Francis Mutuma, who runs an Equity Bank agent stall in Moyale town, says he has felt the impact of the payments, considering he now gets more customers. “The economy is much better now. I serve at least 100 to 200 customers after the money comes in. The more the customers, the more the commission,” Mutuma says.
While Hussein Ibrahim, who owns a shop in Turbi, says since the payments began coming in, his customers now pay off debts in time. “The town has grown. More people have established businesses and business owners rake in good profits.” In Marsabit County alone, over 20,000 households have benefited from the HSNP programme.
Marsabit County Drought Coordinator Mustafa Parkolwa hopes that with financial aid, poor and vulnerable households can uplift themselves. “We are targeting the poor households because we don’t want them to liquidate the assets they currently own. We want them to preserve those assets and multiply so that when they finally succeed, they can leave the programme,” Parkolwa says.

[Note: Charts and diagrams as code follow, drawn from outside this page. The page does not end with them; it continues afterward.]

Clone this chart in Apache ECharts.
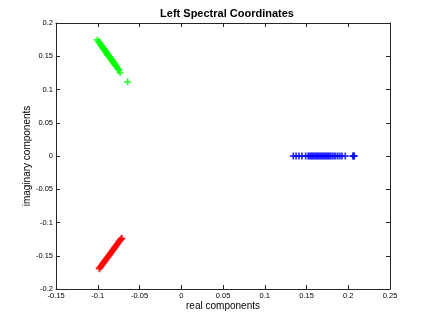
<!DOCTYPE html>
<html>
<head>
<meta charset="utf-8">
<script src="https://cdn.jsdelivr.net/npm/echarts@6/dist/echarts.min.js"></script>
<style>
  html, body { margin: 0; padding: 0; background: #fff; }
  #chartBox { width: 432px; height: 324px; }
</style>
</head>
<body>
<div id="chartBox"></div>
<script>
// data
var titleText = "Left Spectral Coordinates";
var xName = "real components";
var yName = "imaginary components";

var greenPoints = [
  [-0.1005, 0.1745], [-0.0990, 0.1720], [-0.0978, 0.1700], [-0.0965, 0.1675],
  [-0.0958, 0.1662], [-0.0950, 0.1650], [-0.0942, 0.1635], [-0.0935, 0.1622],
  [-0.0928, 0.1610], [-0.0920, 0.1598], [-0.0912, 0.1583], [-0.0905, 0.1570],
  [-0.0898, 0.1558], [-0.0890, 0.1545], [-0.0882, 0.1530], [-0.0875, 0.1518],
  [-0.0868, 0.1505], [-0.0860, 0.1492], [-0.0852, 0.1478], [-0.0845, 0.1465],
  [-0.0838, 0.1452], [-0.0830, 0.1440], [-0.0822, 0.1425], [-0.0815, 0.1412],
  [-0.0806, 0.1398], [-0.0798, 0.1383], [-0.0790, 0.1370], [-0.0780, 0.1352],
  [-0.0770, 0.1335], [-0.0758, 0.1312], [-0.0745, 0.1290], [-0.0733, 0.1255],
  [-0.0642, 0.1115]
];

var redPoints = [
  [-0.0982, -0.1695], [-0.0975, -0.1680], [-0.0965, -0.1665], [-0.0955, -0.1648],
  [-0.0945, -0.1630], [-0.0935, -0.1612], [-0.0925, -0.1595], [-0.0915, -0.1578],
  [-0.0905, -0.1562], [-0.0895, -0.1545], [-0.0885, -0.1528], [-0.0875, -0.1512],
  [-0.0865, -0.1495], [-0.0855, -0.1478], [-0.0845, -0.1460], [-0.0835, -0.1443],
  [-0.0825, -0.1425], [-0.0815, -0.1408], [-0.0805, -0.1392], [-0.0795, -0.1375],
  [-0.0785, -0.1358], [-0.0775, -0.1340], [-0.0765, -0.1322], [-0.0752, -0.1300],
  [-0.0740, -0.1280], [-0.0728, -0.1262], [-0.0718, -0.1245], [-0.0712, -0.1238]
];

var blueX = [
  0.1342, 0.1375, 0.1410, 0.1445, 0.1490, 0.1520, 0.1535, 0.1550, 0.1565,
  0.1580, 0.1595, 0.1610, 0.1625, 0.1640, 0.1655, 0.1670, 0.1685, 0.1700,
  0.1715, 0.1730, 0.1745, 0.1760, 0.1775, 0.1790, 0.1810, 0.1830, 0.1850,
  0.1875, 0.1900, 0.1925, 0.1965, 0.2055, 0.2065, 0.2072
];
var blueY = [
  0, 0, 0, 0, 0, 0, 0, 0, 0, 0, 0, 0, 0, 0, 0, 0, 0,
  0, 0, 0, 0, 0, 0, 0, 0, 0, 0, 0, 0, 0, 0, 0, 0, 0
];

var xMin = -0.15, xMax = 0.25, xStep = 0.05;
var yMin = -0.2, yMax = 0.2, yStep = 0.05;

var bluePoints = blueX.map(function (x, i) { return [x, blueY[i]]; });

var plus = "path://M3,0H5V3H8V5H5V8H3V5H0V3H3Z";
var font = "Liberation Sans, Arial, Helvetica, sans-serif";
var axisColor = "#262626";

function makeAxis(pos, min, max, step, showLabels, extra) {
  var a = {
    type: "value",
    position: pos,
    min: min,
    max: max,
    interval: step,
    splitLine: { show: false },
    axisLine: { show: true, onZero: false, lineStyle: { color: axisColor, width: 1 } },
    axisTick: { show: true, inside: true, length: 4, lineStyle: { color: axisColor } },
    axisLabel: {
      show: showLabels,
      color: "#000",
      fontSize: 7.5,
      fontFamily: font,
      margin: 3
    }
  };
  for (var k in extra) a[k] = extra[k];
  return a;
}

var chart = echarts.init(document.getElementById("chartBox"));
var option = {
  animation: false,
  title: {
    text: titleText,
    left: 222,
    top: 3,
    textAlign: "center",
    textStyle: { fontSize: 11, fontWeight: "bold", color: "#000", fontFamily: font }
  },
  grid: { left: 56, right: 42, top: 23, bottom: 35 },
  xAxis: [
    makeAxis("bottom", xMin, xMax, xStep, true, {
      name: xName,
      nameLocation: "middle",
      nameGap: 12,
      nameMoveOverlap: false,
      nameTextStyle: { fontSize: 10, color: "#000", fontFamily: font, verticalAlign: "top" }
    }),
    makeAxis("top", xMin, xMax, xStep, false, {})
  ],
  yAxis: [
    makeAxis("left", yMin, yMax, yStep, true, {
      name: yName,
      nameLocation: "middle",
      nameGap: 24,
      nameMoveOverlap: false,
      nameTextStyle: { fontSize: 10, color: "#000", fontFamily: font }
    }),
    makeAxis("right", yMin, yMax, yStep, false, {})
  ],
  series: [
    {
      type: "scatter",
      data: greenPoints,
      symbol: plus,
      symbolSize: 7,
      itemStyle: { color: "#00ff00" }
    },
    {
      type: "scatter",
      data: redPoints,
      symbol: plus,
      symbolSize: 7,
      itemStyle: { color: "#ff0000" }
    },
    {
      type: "scatter",
      data: bluePoints,
      symbol: plus,
      symbolSize: 7,
      itemStyle: { color: "#0000ff" }
    }
  ]
};
chart.setOption(option);
</script>
</body>
</html>
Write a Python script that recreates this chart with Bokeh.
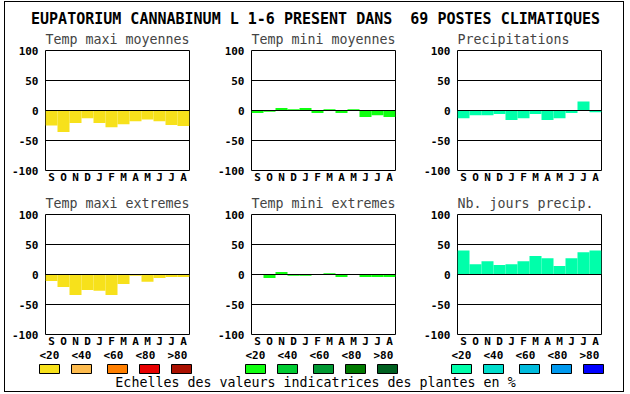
from bokeh.plotting import figure
from bokeh.layouts import column, row
from bokeh.models import Range1d, FixedTicker, ColumnDataSource
from bokeh.embed import file_html
from bokeh.resources import INLINE
from bokeh.core.properties import value

# ---------------- data ----------------
main_title = "EUPATORIUM CANNABINUM L 1-6 PRESENT DANS \u00a069 POSTES CLIMATIQUES"
months = ["S", "O", "N", "D", "J", "F", "M", "A", "M", "J", "J", "A"]
panel_titles = ["Temp maxi moyennes", "Temp mini moyennes", "Precipitations",
                "Temp maxi extremes", "Temp mini extremes", "Nb. jours precip."]
temp_maxi_moy = [-25, -36, -21, -13, -21, -28, -23, -18, -15, -18, -24, -26]
temp_mini_moy = [-4, -2, 4, 2, 4, -4, 2, -4, 2, -11, -8, -11]
precipitations = [-13, -8, -8, -6, -16, -13, -6, -16, -13, -4, 15, -3]
temp_maxi_ext = [-11, -21, -34, -26, -27, -34, -16, -2, -12, -6, -4, -4]
temp_mini_ext = [0, -6, 4, -2, -2, 0, 2, -4, 0, -4, -4, -4]
nb_jours_precip = [40, 17, 22, 16, 17, 22, 31, 27, 14, 27, 37, 40]
y_ticks = [-100, -50, 0, 50, 100]
grid_values = [-50, 0, 50]
legend_labels = ["<20", "<40", "<60", "<80", ">80"]
legend_yellow = ["#F7E11B", "#FDBB4E", "#FF7F00", "#E80000", "#AA1000"]
legend_green = ["#10FF10", "#00CC33", "#009933", "#007A00", "#006020"]
legend_blue = ["#00FFAA", "#00DDCC", "#00BBDD", "#0099EE", "#0000FF"]
caption = "Echelles des valeurs indicatrices des plantes en %"

MONO = "DejaVu Sans Mono"
COL_W = 206

series = [temp_maxi_moy, temp_mini_moy, precipitations,
          temp_maxi_ext, temp_mini_ext, nb_jours_precip]
colors = [legend_yellow[0], legend_green[0], legend_blue[0]] * 2


def panel(title, vals, color, height, bottom_border):
    p = figure(width=COL_W, height=height, output_backend="svg", toolbar_location=None,
               x_range=Range1d(-0.5, len(vals) - 0.5), y_range=Range1d(-100, 100),
               min_border_left=40, min_border_right=22, min_border_top=24,
               min_border_bottom=bottom_border, title=title)
    p.title.align = "left"
    p.title.text_font = MONO
    p.title.text_font_style = "normal"
    p.title.text_font_size = "13.3px"
    p.title.standoff = 7
    p.title.offset = 0
    src = ColumnDataSource(dict(x=list(range(len(vals))), top=vals))
    p.vbar(x="x", top="top", bottom=0, width=1, source=src,
           fill_color=color, line_color=None)
    p.outline_line_color = "black"
    p.outline_line_width = 1
    p.outline_line_alpha = 1
    p.xgrid.visible = False
    p.ygrid.ticker = FixedTicker(ticks=grid_values)
    p.ygrid.grid_line_color = "black"
    p.ygrid.grid_line_width = 1
    p.ygrid.level = "overlay"
    for ax in (p.xaxis[0], p.yaxis[0]):
        ax.axis_line_color = None
        ax.major_tick_line_color = None
        ax.minor_tick_line_color = None
        ax.major_tick_in = 0
        ax.major_tick_out = 0
        ax.minor_tick_out = 0
        ax.major_label_text_font = MONO
        ax.major_label_text_font_style = "bold"
        ax.major_label_text_font_size = "11px"
        ax.major_label_text_color = "black"
    p.yaxis.ticker = FixedTicker(ticks=y_ticks)
    p.yaxis.major_label_overrides = {v: str(v) for v in y_ticks}
    p.yaxis.major_label_standoff = 7
    p.xaxis.ticker = FixedTicker(ticks=list(range(len(months))))
    p.xaxis.major_label_overrides = {i: m for i, m in enumerate(months)}
    p.xaxis.major_label_standoff = 0
    return p


figs = [panel(t, v, c, 164 if i < 3 else 160, 20 if i < 3 else 16)
        for i, (t, v, c) in enumerate(zip(panel_titles, series, colors))]

TOTAL_W = COL_W * 3

# title strip
T_H = 24
top = figure(width=TOTAL_W, height=T_H, output_backend="svg", toolbar_location=None,
             x_range=Range1d(0, TOTAL_W), y_range=Range1d(T_H, 0),
             x_axis_type=None, y_axis_type=None, min_border=0)
top.outline_line_color = None
top.grid.visible = False
top.text(x=[TOTAL_W / 2 + 1], y=[16], text=[main_title], text_align="center",
         text_baseline="middle", text_font=value(MONO), text_font_style="bold",
         text_font_size="15px", text_color="black")

# legend strip
L_H = 41
leg = figure(width=TOTAL_W, height=L_H, output_backend="svg", toolbar_location=None,
             x_range=Range1d(0, TOTAL_W), y_range=Range1d(L_H, 0),
             x_axis_type=None, y_axis_type=None, min_border=0)
leg.outline_line_color = None
leg.grid.visible = False
label_x, label_t = [], []
box_l, box_r, box_c = [], [], []
box_offsets = [34, 66, 102, 134, 166]
for ci, pal in enumerate([legend_yellow, legend_green, legend_blue]):
    for i, (lab, colr) in enumerate(zip(legend_labels, pal)):
        label_x.append(ci * COL_W + 34 + 32 * i)
        label_t.append(lab)
        box_l.append(ci * COL_W + box_offsets[i])
        box_r.append(ci * COL_W + box_offsets[i] + 20)
        box_c.append(colr)
leg.text(x=label_x, y=[5] * len(label_x), text=label_t, text_align="left",
         text_baseline="middle", text_font=value(MONO), text_font_style="bold",
         text_font_size="11px", text_color="black")
leg.quad(left=box_l, right=box_r, top=[14] * len(box_l), bottom=[23] * len(box_l),
         fill_color=box_c, line_color="black", line_width=1)
leg.text(x=[310], y=[32], text=[caption], text_align="center",
         text_baseline="middle", text_font=value(MONO), text_font_style="normal",
         text_font_size="13.3px", text_color="black")

layout = column(top, row(*figs[:3]), row(*figs[3:]), leg,
                styles={"border": "1px solid black"}, margin=(1, 0, 0, 4))

open("out.html", "w").write(file_html(layout, INLINE))
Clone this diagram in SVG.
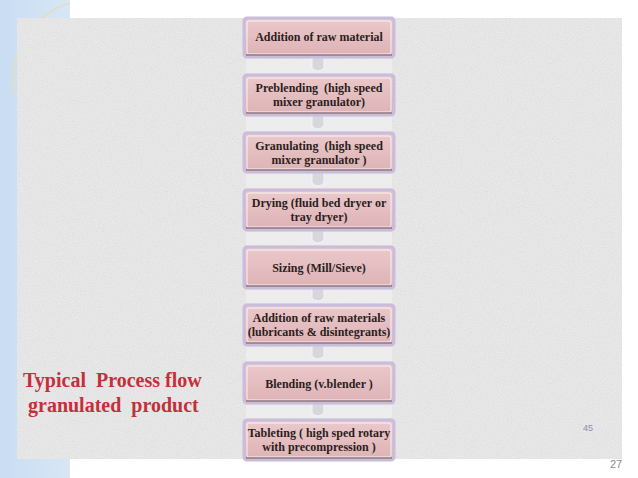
<svg xmlns="http://www.w3.org/2000/svg" width="638" height="478" viewBox="0 0 638 478">
<defs>
<linearGradient id="boxFill" x1="0" y1="0" x2="0" y2="1">
<stop offset="0" stop-color="#EBC9CB"/>
<stop offset="1" stop-color="#DDB2B5"/>
</linearGradient>
<linearGradient id="blue" x1="0" y1="0" x2="1" y2="0">
<stop offset="0" stop-color="#C9DDF3"/>
<stop offset="1" stop-color="#D8E6F5"/>
</linearGradient>
<filter id="noise" x="0" y="0" width="100%" height="100%">
<feTurbulence type="fractalNoise" baseFrequency="0.8" numOctaves="2" seed="3" result="n"/>
<feColorMatrix in="n" type="matrix" values="0 0 0 0 0.6  0 0 0 0 0.6  0 0 0 0 0.6  0 0 0 0.6 -0.1" result="g"/>
<feComposite in="g" in2="SourceGraphic" operator="in" result="t"/>
<feMerge><feMergeNode in="SourceGraphic"/><feMergeNode in="t"/></feMerge>
</filter>
</defs>
<style>
text{white-space:pre}
.box{fill:url(#boxFill);stroke:#C9BCDD;stroke-width:3}
.inner{fill:none;stroke:#FFFFFF;stroke-width:1;opacity:0.8}
.shadow{stroke:#8E7A80;stroke-width:1.5}
.lbl{font-family:"Liberation Serif",serif;font-weight:bold;font-size:12px;fill:#2B1E20;text-anchor:middle}
.title{font-family:"Liberation Serif",serif;font-weight:bold;font-size:20px;fill:#C3303A}
.conn{fill:#D6D6DC;stroke:#F4F4F8;stroke-width:1}
.band{fill:#F2F2F4;opacity:0.6}
</style>
<rect x="0" y="0" width="638" height="478" fill="#FFFFFF"/>
<rect x="0" y="0" width="70" height="478" fill="url(#blue)"/>
<path d="M70,3 A82,82 0 0 0 14,95" fill="none" stroke="#E6DDBE" stroke-width="1.5"/>
<rect x="17" y="18" width="605" height="441" fill="#EBEBEB" filter="url(#noise)"/>

<g id="connectors">
<rect class="band" x="246" y="59" width="146" height="14"/>
<path class="conn" d="M312,57 L324,57 L324,68 Q318,74 312,68 Z"/>
<rect class="band" x="246" y="117" width="146" height="14"/>
<path class="conn" d="M312,115 L324,115 L324,126 Q318,132 312,126 Z"/>
<rect class="band" x="246" y="174" width="146" height="14"/>
<path class="conn" d="M312,172 L324,172 L324,183 Q318,189 312,183 Z"/>
<rect class="band" x="246" y="232" width="146" height="13"/>
<path class="conn" d="M312,230 L324,230 L324,240 Q318,246 312,240 Z"/>
<rect class="band" x="246" y="290" width="146" height="13"/>
<path class="conn" d="M312,288 L324,288 L324,298 Q318,304 312,298 Z"/>
<rect class="band" x="246" y="347" width="146" height="14"/>
<path class="conn" d="M312,345 L324,345 L324,356 Q318,362 312,356 Z"/>
<rect class="band" x="246" y="405" width="146" height="13"/>
<path class="conn" d="M312,403 L324,403 L324,413 Q318,419 312,413 Z"/>
</g>

<g id="n1">
<rect class="box" x="244" y="18" width="150" height="39" rx="3"/>
<rect class="inner" x="247" y="21" width="144" height="33" rx="2"/>
<line class="shadow" x1="246" y1="55" x2="392" y2="55"/>
<text class="lbl" x="319" y="41">Addition of raw material</text>
</g>
<g id="n2">
<rect class="box" x="244" y="75" width="150" height="40" rx="3"/>
<rect class="inner" x="247" y="78" width="144" height="34" rx="2"/>
<line class="shadow" x1="246" y1="113" x2="392" y2="113"/>
<text class="lbl" x="319" y="92" xml:space="preserve">Preblending  (high speed</text>
<text class="lbl" x="319" y="106">mixer granulator)</text>
</g>
<g id="n3">
<rect class="box" x="244" y="133" width="150" height="39" rx="3"/>
<rect class="inner" x="247" y="136" width="144" height="33" rx="2"/>
<line class="shadow" x1="246" y1="170" x2="392" y2="170"/>
<text class="lbl" x="319" y="150" xml:space="preserve">Granulating  (high speed</text>
<text class="lbl" x="319" y="164">mixer granulator )</text>
</g>
<g id="n4">
<rect class="box" x="244" y="190" width="150" height="40" rx="3"/>
<rect class="inner" x="247" y="193" width="144" height="34" rx="2"/>
<line class="shadow" x1="246" y1="228" x2="392" y2="228"/>
<text class="lbl" x="319" y="207">Drying (fluid bed dryer or</text>
<text class="lbl" x="319" y="221">tray dryer)</text>
</g>
<g id="n5">
<rect class="box" x="244" y="247" width="150" height="41" rx="3"/>
<rect class="inner" x="247" y="250" width="144" height="35" rx="2"/>
<line class="shadow" x1="246" y1="286" x2="392" y2="286"/>
<text class="lbl" x="319" y="272">Sizing (Mill/Sieve)</text>
</g>
<g id="n6">
<rect class="box" x="244" y="305" width="150" height="40" rx="3"/>
<rect class="inner" x="247" y="308" width="144" height="34" rx="2"/>
<line class="shadow" x1="246" y1="343" x2="392" y2="343"/>
<text class="lbl" x="319" y="322">Addition of raw materials</text>
<text class="lbl" x="319" y="336">(lubricants &amp; disintegrants)</text>
</g>
<g id="n7">
<rect class="box" x="244" y="363" width="150" height="40" rx="3"/>
<rect class="inner" x="247" y="366" width="144" height="34" rx="2"/>
<line class="shadow" x1="246" y1="401" x2="392" y2="401"/>
<text class="lbl" x="319" y="388">Blending (v.blender )</text>
</g>
<g id="n8">
<rect class="box" x="244" y="420" width="150" height="40" rx="3"/>
<rect class="inner" x="247" y="423" width="144" height="34" rx="2"/>
<line class="shadow" x1="246" y1="458" x2="392" y2="458"/>
<text class="lbl" x="319" y="437">Tableting ( high sped rotary</text>
<text class="lbl" x="319" y="451">with precompression )</text>
</g>

<g id="title">
<text class="title" x="23" y="387" xml:space="preserve">Typical  Process flow</text>
<text class="title" x="28" y="412" xml:space="preserve">granulated  product</text>
</g>
<text x="583" y="431" font-family="Liberation Sans, sans-serif" font-size="9" fill="#8A8FA6">45</text>
<text x="610" y="468" font-family="Liberation Sans, sans-serif" font-size="11" fill="#8A8A8A">27</text>
</svg>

The county currently receives Sh110.5 million every drought cycle. “This money has conferred the households dignity,” he adds.
But hope isn’t always lurking. Hawo Abdullahi, a resident of Turbi, has lost half her cattle to the drought and insecurity in the area.
She grumbles over the inconsistency of payments. “The money used to come in every fifth of the month, but now it takes up to two months. Further, the payments are disbursed late, yet the economy is bad and drought is killing us,” she said.
Hawo is among 2.5 million Kenyans currently affected by drought.
“Without rain, the situation will worsen. Conflicts will also increase,” Parkolwa says.